#### [What is asked]
Retype the stretch of lines that starts at the line containing "What Apache ECharts" and ends at the line containing "const phLabelPos = [0.5, 1.5, 2.5, 3.5, 4.5]", inclusive. Do not include pictures.

-*-

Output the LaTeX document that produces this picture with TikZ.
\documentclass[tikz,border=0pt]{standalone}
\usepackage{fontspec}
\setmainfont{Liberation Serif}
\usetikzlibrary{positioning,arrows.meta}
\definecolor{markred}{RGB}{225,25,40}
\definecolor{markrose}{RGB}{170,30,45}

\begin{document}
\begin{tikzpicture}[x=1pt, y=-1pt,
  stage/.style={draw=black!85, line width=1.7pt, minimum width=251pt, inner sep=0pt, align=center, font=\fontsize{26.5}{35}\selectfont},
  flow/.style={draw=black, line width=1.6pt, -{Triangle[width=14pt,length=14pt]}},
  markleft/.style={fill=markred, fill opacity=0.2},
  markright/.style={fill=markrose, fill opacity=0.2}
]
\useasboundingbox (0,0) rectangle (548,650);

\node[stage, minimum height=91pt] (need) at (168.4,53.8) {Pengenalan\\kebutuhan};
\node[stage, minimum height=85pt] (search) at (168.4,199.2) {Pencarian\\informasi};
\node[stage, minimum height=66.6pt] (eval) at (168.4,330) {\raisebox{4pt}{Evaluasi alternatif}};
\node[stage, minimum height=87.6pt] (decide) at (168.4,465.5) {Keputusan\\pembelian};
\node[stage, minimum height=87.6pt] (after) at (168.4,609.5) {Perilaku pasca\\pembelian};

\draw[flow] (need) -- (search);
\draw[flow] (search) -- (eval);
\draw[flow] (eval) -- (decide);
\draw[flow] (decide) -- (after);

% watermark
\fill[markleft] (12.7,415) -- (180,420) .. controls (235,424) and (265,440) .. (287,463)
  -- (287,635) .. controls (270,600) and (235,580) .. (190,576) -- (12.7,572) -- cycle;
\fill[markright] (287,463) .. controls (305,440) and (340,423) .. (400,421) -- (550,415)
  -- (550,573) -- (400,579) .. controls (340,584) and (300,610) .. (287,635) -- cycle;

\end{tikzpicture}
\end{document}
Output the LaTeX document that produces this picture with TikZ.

-*-

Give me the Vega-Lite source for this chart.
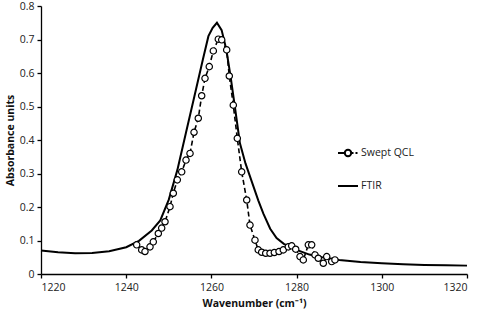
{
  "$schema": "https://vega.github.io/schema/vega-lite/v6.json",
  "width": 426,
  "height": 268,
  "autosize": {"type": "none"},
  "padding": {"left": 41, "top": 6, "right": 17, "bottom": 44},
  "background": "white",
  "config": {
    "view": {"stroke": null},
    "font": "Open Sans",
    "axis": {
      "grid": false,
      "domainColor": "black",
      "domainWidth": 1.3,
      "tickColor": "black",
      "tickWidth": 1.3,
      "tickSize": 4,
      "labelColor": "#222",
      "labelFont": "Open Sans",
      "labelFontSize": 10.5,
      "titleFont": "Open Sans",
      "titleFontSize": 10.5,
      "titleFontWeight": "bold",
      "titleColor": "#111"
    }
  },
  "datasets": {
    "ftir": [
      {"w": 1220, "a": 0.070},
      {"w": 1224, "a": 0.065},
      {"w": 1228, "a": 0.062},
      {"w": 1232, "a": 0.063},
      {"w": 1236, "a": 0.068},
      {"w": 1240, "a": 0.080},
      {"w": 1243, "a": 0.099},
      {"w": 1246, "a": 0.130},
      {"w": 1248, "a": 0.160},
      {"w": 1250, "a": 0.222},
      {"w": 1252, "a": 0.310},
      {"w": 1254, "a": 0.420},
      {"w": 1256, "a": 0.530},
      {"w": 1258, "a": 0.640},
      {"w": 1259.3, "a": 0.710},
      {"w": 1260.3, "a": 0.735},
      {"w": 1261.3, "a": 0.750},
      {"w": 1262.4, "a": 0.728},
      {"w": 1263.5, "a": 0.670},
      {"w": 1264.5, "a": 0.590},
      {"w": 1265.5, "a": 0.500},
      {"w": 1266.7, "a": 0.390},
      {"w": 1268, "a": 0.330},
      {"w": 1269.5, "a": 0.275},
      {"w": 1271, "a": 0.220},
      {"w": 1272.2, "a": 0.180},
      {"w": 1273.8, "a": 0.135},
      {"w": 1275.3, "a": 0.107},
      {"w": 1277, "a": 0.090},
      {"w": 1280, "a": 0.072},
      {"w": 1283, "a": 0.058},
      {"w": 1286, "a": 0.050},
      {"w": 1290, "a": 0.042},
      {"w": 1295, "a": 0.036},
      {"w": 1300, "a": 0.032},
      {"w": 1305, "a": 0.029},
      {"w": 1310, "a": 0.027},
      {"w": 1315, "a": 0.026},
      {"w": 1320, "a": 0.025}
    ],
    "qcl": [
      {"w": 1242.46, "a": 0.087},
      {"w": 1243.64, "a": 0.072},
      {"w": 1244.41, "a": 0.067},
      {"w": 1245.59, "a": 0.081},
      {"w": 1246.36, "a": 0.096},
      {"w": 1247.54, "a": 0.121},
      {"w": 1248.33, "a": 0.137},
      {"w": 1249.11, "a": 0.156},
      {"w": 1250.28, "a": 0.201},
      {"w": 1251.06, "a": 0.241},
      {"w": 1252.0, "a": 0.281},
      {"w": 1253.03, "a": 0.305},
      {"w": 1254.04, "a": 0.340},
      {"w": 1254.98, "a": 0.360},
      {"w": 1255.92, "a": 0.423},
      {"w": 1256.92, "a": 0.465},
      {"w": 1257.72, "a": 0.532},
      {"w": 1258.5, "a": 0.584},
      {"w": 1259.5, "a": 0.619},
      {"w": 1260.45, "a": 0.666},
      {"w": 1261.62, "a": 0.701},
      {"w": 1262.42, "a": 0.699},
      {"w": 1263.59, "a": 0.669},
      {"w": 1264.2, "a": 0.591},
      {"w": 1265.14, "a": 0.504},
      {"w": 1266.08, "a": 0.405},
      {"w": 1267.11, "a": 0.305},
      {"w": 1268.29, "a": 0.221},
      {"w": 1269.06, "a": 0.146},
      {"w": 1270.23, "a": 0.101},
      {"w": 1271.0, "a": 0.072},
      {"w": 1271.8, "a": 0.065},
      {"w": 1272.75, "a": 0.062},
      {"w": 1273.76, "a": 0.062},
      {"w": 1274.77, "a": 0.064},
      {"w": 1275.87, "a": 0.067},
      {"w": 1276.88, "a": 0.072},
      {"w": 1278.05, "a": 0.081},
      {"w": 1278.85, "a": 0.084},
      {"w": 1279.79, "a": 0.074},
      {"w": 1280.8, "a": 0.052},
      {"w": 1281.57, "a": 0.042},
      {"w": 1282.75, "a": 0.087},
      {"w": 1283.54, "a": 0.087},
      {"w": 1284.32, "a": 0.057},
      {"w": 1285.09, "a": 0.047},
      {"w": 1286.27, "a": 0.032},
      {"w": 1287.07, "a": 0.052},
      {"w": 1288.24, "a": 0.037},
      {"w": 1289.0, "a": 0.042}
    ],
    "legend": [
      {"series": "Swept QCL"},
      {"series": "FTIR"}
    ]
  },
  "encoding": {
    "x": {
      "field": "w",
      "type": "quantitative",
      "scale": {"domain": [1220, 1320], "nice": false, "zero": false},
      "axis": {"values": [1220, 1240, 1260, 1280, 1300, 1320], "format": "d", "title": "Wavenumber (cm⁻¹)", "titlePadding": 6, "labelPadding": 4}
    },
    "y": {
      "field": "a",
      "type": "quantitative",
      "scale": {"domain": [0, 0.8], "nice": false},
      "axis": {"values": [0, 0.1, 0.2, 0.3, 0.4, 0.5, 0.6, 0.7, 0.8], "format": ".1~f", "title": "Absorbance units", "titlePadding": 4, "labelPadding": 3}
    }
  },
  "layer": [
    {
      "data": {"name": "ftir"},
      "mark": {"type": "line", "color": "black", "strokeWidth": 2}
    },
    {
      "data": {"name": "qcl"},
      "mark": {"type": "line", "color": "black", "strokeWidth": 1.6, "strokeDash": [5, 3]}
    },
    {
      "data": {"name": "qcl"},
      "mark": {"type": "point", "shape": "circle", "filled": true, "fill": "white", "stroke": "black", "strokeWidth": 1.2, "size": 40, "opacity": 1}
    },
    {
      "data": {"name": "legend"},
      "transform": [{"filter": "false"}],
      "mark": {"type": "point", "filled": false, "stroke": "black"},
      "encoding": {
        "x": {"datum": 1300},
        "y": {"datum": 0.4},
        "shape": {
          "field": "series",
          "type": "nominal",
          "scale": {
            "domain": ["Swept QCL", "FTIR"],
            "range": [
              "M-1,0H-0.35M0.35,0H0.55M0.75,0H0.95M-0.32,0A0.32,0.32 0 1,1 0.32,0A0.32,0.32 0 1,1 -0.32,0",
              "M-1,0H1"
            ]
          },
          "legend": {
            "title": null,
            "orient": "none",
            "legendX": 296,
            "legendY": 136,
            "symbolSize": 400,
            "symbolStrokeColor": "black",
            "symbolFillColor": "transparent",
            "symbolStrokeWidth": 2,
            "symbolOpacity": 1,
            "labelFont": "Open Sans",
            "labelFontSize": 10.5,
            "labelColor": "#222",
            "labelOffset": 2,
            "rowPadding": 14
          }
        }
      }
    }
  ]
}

-*-

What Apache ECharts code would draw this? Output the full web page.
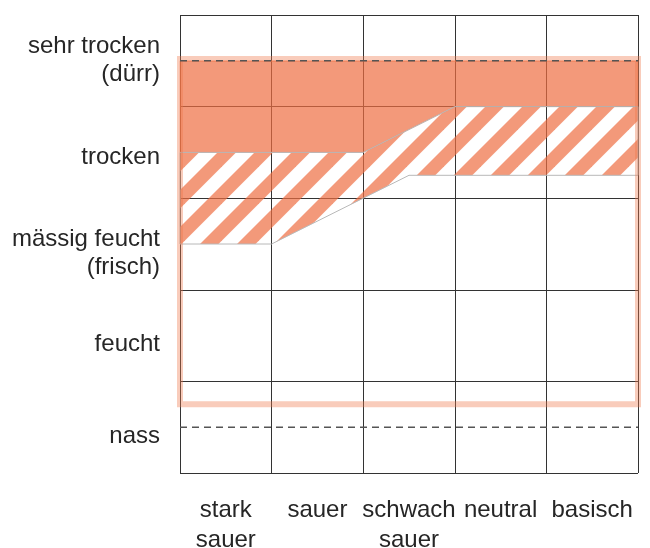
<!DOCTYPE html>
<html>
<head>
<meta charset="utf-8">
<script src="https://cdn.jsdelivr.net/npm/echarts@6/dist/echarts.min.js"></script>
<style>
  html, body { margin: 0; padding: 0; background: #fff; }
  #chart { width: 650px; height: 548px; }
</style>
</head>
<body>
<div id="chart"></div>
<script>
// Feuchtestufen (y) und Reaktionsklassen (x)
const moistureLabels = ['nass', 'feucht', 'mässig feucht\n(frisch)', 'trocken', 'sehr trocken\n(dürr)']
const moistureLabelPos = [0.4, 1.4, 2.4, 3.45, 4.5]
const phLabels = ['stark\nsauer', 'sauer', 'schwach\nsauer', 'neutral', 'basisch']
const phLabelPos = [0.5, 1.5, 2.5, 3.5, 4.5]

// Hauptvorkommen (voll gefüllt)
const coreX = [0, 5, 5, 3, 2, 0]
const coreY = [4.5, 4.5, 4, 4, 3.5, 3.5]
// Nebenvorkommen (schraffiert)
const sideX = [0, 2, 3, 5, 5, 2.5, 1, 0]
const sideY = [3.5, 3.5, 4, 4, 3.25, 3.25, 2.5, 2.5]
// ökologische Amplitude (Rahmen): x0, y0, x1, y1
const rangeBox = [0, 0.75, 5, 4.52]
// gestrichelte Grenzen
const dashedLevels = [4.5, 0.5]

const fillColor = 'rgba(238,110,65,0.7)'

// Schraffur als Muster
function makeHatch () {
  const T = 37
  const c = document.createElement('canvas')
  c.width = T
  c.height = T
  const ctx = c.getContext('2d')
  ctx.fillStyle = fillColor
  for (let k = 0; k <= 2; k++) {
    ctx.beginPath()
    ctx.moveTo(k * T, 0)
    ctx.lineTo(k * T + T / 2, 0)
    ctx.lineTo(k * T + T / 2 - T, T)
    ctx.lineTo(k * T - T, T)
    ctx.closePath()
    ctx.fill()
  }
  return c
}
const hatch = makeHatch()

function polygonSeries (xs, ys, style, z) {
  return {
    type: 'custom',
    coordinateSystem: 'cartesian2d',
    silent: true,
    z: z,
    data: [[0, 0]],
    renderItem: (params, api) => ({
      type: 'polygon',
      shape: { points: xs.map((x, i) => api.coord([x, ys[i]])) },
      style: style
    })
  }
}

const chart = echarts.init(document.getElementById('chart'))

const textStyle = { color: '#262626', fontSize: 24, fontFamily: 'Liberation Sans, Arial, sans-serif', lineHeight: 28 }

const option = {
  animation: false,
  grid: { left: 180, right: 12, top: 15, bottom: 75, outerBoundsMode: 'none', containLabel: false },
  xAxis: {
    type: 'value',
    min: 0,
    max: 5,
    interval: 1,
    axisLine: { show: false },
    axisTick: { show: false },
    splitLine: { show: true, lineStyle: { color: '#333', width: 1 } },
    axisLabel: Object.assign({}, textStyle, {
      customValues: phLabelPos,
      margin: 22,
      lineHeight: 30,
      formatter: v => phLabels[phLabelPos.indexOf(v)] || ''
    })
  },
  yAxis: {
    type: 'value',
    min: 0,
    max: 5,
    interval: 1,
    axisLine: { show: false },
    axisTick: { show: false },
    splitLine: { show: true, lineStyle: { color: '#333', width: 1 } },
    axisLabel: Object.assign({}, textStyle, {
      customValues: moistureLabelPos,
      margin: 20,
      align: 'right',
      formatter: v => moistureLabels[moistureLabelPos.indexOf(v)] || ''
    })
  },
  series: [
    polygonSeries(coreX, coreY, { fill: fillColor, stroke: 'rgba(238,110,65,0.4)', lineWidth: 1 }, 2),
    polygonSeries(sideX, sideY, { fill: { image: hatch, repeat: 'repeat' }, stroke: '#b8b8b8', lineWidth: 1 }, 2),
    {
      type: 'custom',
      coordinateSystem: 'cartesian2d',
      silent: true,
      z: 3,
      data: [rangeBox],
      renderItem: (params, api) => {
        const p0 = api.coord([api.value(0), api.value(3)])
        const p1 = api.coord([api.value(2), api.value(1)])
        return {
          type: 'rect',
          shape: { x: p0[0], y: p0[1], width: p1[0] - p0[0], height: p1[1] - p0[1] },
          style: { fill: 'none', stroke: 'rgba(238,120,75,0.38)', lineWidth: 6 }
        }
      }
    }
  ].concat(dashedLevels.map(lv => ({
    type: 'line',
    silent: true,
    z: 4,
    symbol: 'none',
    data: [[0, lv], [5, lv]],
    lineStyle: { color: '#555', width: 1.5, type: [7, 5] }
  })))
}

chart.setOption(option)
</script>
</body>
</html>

-*-

#### [Task output]
What Apache ECharts code would draw this? Output the full web page.
<!DOCTYPE html>
<html>
<head>
<meta charset="utf-8">
<script src="https://cdn.jsdelivr.net/npm/echarts@6/dist/echarts.min.js"></script>
<style>
  html, body { margin: 0; padding: 0; background: #fff; }
  #chart { width: 650px; height: 548px; }
</style>
</head>
<body>
<div id="chart"></div>
<script>
// Feuchtestufen (y) und Reaktionsklassen (x)
const moistureLabels = ['nass', 'feucht', 'mässig feucht\n(frisch)', 'trocken', 'sehr trocken\n(dürr)']
const moistureLabelPos = [0.4, 1.4, 2.4, 3.45, 4.5]
const phLabels = ['stark\nsauer', 'sauer', 'schwach\nsauer', 'neutral', 'basisch']
const phLabelPos = [0.5, 1.5, 2.5, 3.5, 4.5]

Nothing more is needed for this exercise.